Data and instructions (of the software) are stored in respective storage devices, which are implemented as one or more computer-readable or computer-usable storage media or mediums. The storage media include different forms of memory including semiconductor memory devices such as DRAM, or SRAM, Erasable and Programmable Read-Only Memories (EPROMs), Electrically Erasable and Programmable Read-Only Memories (EEPROMs) and flash memories; magnetic disks such as fixed, floppy and removable disks; other magnetic media including tape; and optical media such as Compact Disks (CDs) or Digital Versatile Disks (DVDs). Note that the instructions of the software discussed above can be provided on one computer-readable or computer-usable storage medium, or alternatively, can be provided on multiple computer-readable or computer-usable storage media distributed in a large system having possibly plural nodes. Such computer-readable or computer-usable storage medium or media is (are) considered to be part of an article (or article of manufacture). An article or article of manufacture can refer to any manufactured single component or multiple components.
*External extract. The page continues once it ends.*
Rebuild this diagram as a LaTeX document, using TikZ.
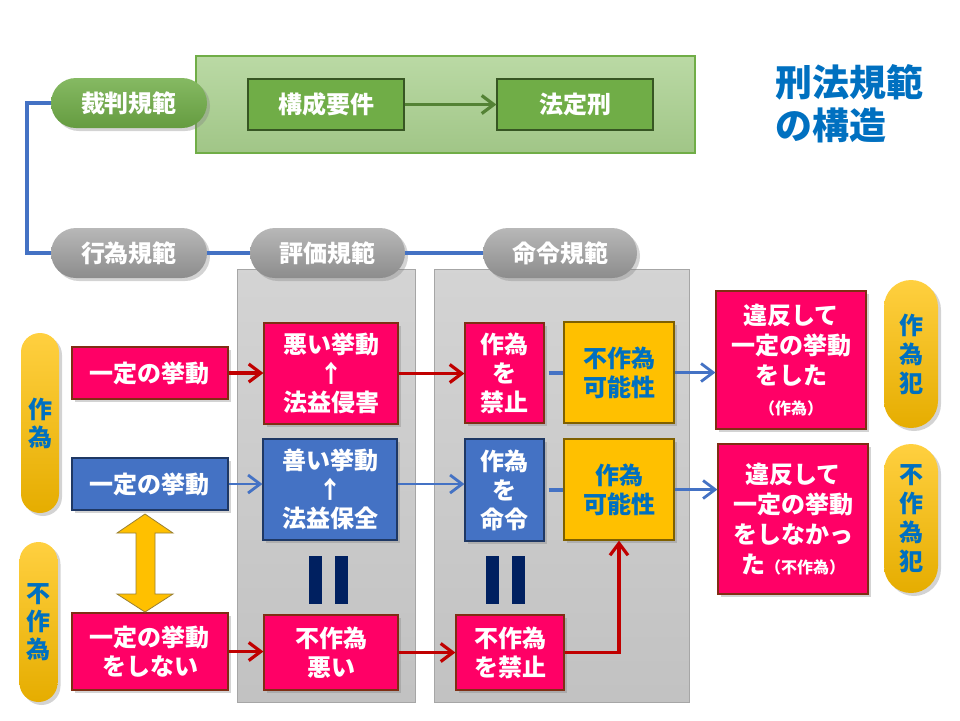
\documentclass[tikz,border=0pt]{standalone}
\usepackage{fontspec}
\setmainfont{Noto Sans CJK JP}
\usepackage{xcolor}
\usepackage{tikz}
\usetikzlibrary{arrows.meta,shadows}

\definecolor{hotpink}{HTML}{FF0066}
\definecolor{pinkedge}{HTML}{7F2E14}
\definecolor{boxblue}{HTML}{4472C4}
\definecolor{blueedge}{HTML}{1F3864}
\definecolor{gold}{HTML}{FFC000}
\definecolor{goldedge}{HTML}{7F6000}
\definecolor{textblue}{HTML}{0070C0}
\definecolor{arrowred}{HTML}{C00000}
\definecolor{navybar}{HTML}{002060}
\definecolor{panelgreen}{HTML}{A9D08E}
\definecolor{paneledge}{HTML}{70AD47}
\definecolor{boxgreen}{HTML}{70AD47}
\definecolor{greenedge}{HTML}{375623}
\definecolor{arrowgreen}{HTML}{548235}

\tikzset{
    wh/.style 2 args={minimum width=#1*0.5pt, minimum height=#2*0.5pt},
    shadowed/.style={drop shadow={opacity=0.35,shadow xshift=1.5pt,shadow yshift=-1.5pt}},
    plainbox/.style={shadowed, line width=0.6pt, align=center, inner sep=0pt},
    redbox/.style={plainbox, fill=hotpink, draw=pinkedge, text=white},
    bluebox/.style={plainbox, fill=boxblue, draw=blueedge, text=white},
    goldbox/.style={plainbox, fill=gold, draw=goldedge, text=textblue},
    greenbox/.style={align=center, inner sep=0pt, fill=boxgreen, draw=greenedge, line width=0.6pt, text=white},
    graypill/.style={shadowed, rounded corners=12.5pt, top color=black!28, bottom color=black!45, text=white, inner sep=0pt},
    goldpill/.style={shadowed, top color=gold!75!white, bottom color=gold!90!black, text=textblue, align=center, inner sep=0pt, font=\fontsize{12}{14}\selectfont\bfseries},
    column/.style={top color=black!17, bottom color=black!24, draw=black!35, line width=0.5pt},
    redarrow/.style={draw=arrowred, line width=1.6pt, -{Straight Barb[length=6pt,width=9pt]}},
    bluearrow/.style={draw=boxblue, line width=1.4pt, -{Straight Barb[length=6pt,width=9pt]}},
    blueline/.style={draw=boxblue, line width=2pt}
}

\begin{document}
\begin{tikzpicture}[x=0.5pt,y=-0.5pt, font=\fontsize{12}{14.5}\selectfont\bfseries]
    \useasboundingbox (0,0) rectangle (960,720);

    % Top panel
    \node[wh={499}{97}, top color=panelgreen!80!white, bottom color=panelgreen!95!black, draw=paneledge, line width=0.6pt] (panel) at (445.5,104.5) {};
    \node[greenbox, wh={156}{51}] (kosei) at (326,104.5) {構成要件};
    \node[greenbox, wh={156}{51}] (hotei) at (575,104.5) {法定刑};
    \draw[draw=arrowgreen, line width=1.6pt, -{Straight Barb[length=6pt,width=9pt]}] (kosei) -- (hotei);
    \node[shadowed, wh={156}{50}, rounded corners=12.5pt, top color=boxgreen!85!white, bottom color=boxgreen!90!black, text=white, inner sep=0pt] (court) at (129,103) {裁判規範};

    % Title
    \node[anchor=west, align=left, text=textblue, inner sep=0pt, font=\fontsize{18.5}{21.5}\selectfont\bfseries] (title) at (775,104) {刑法規範\\の構造};

    % Gray columns
    \node[column, wh={178}{433}] (colA) at (326,485.5) {};
    \node[column, wh={255}{433}] (colB) at (561.5,485.5) {};

    % Norms
    \node[graypill, wh={156}{50}] (act) at (129,253) {行為規範};
    \node[graypill, wh={155}{50}] (eval) at (327.5,253) {評価規範};
    \node[graypill, wh={154}{50}] (order) at (560,253) {命令規範};
    \draw[blueline] (court.west) -- ++(-24,0) |- (act.west);
    \draw[blueline] (act) -- (eval);
    \draw[blueline] (eval) -- (order);

    % Left side
    \node[goldpill, wh={38}{180}, rounded corners=9.5pt] (actpill) at (40,423) {作\\為};
    \node[goldpill, wh={38}{160}, rounded corners=9.5pt] (omitpill) at (38.5,622) {不\\作\\為};
    \node[redbox, wh={156}{52}] (act1) at (150,373) {一定の挙動};
    \node[bluebox, wh={156}{52}] (act2) at (150,484) {一定の挙動};
    \node[redbox, wh={156}{77}] (omit) at (150,651.5) {一定の挙動\\をしない};
    \draw[draw=goldedge!80, fill=gold, line width=0.4pt] (145,514) -- (173,533) -- (155,533) -- (155,594) -- (173,594) -- (145,612) -- (117,594) -- (136,594) -- (136,533) -- (117,533) -- cycle;

    % Evaluation column
    \node[redbox, wh={134}{101}] (bad) at (331,373.5) {悪い挙動\\↑\\法益侵害};
    \node[bluebox, wh={134}{101}] (good) at (330,489.5) {善い挙動\\↑\\法益保全};
    \node[redbox, wh={134}{75}] (badomit) at (331,652.5) {不作為\\悪い};

    % Order column
    \node[redbox, wh={79}{100}] (forbid) at (504.5,373) {作為\\を\\禁止};
    \node[bluebox, wh={79}{102}] (command) at (504.5,490) {作為\\を\\命令};
    \node[redbox, wh={108}{75}] (forbidomit) at (510,652.5) {不作為\\を禁止};
    \node[goldbox, wh={110}{101}] (possomit) at (619,372.5) {不作為\\可能性};
    \node[goldbox, wh={110}{101}] (possact) at (619,489.5) {作為\\可能性};

    % Equal signs
    \foreach \x in {309,335,486,512} {
        \fill[navybar] (\x,556) rectangle ++(13,48);
    }

    % Crimes
    \node[redbox, wh={150}{138}, font=\fontsize{12}{15}\selectfont\bfseries] (crime1) at (791,360) {違反して\\一定の挙動\\をした\\{\fontsize{8}{10}\selectfont （作為）}};
    \node[redbox, wh={150}{150}, font=\fontsize{12}{15}\selectfont\bfseries] (crime2) at (793,519) {違反して\\一定の挙動\\をしなかっ\\た{\fontsize{8}{10}\selectfont （不作為）}};
    \node[goldpill, wh={54}{148}, rounded corners=13.5pt, font=\fontsize{12}{14.5}\selectfont\bfseries] (actcrime) at (911,354) {作\\為\\犯};
    \node[goldpill, wh={54}{149}, rounded corners=13.5pt, font=\fontsize{12}{14.5}\selectfont\bfseries] (omitcrime) at (911,518.5) {不\\作\\為\\犯};

    % Arrows
    \draw[redarrow] (act1) -- (act1.east -| bad.west);
    \draw[redarrow] (bad) -- (bad.east -| forbid.west);
    \draw[bluearrow] (act2) -- (act2.east -| good.west);
    \draw[bluearrow] (good.east |- act2.east) -- (command.west |- act2.east);
    \draw[redarrow] (omit) -- (omit.east -| badomit.west);
    \draw[redarrow] (badomit) -- (badomit.east -| forbidomit.west);
    \draw[redarrow] (forbidomit.east) -| (possact.south);
    \draw[blueline, shorten <=2pt] (forbid.east) -- (forbid.east -| possomit.west);
    \draw[blueline, shorten <=2pt] (command.east |- possact.west) -- (possact.west);
    \draw[bluearrow] (possomit.east) -- (possomit.east -| crime1.west);
    \draw[bluearrow] (possact.east) -- (possact.east -| crime2.west);
\end{tikzpicture}
\end{document}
In the foregoing description, numerous details are set forth to provide an understanding of the present invention. However, it will be understood by those skilled in the art that the present invention may be practiced without these details. While the invention has been disclosed with respect to a limited number of embodiments, those skilled in the art will appreciate numerous modifications and variations therefrom. It is intended that the appended claims cover such modifications and variations as fall within the “true” spirit and scope of the invention.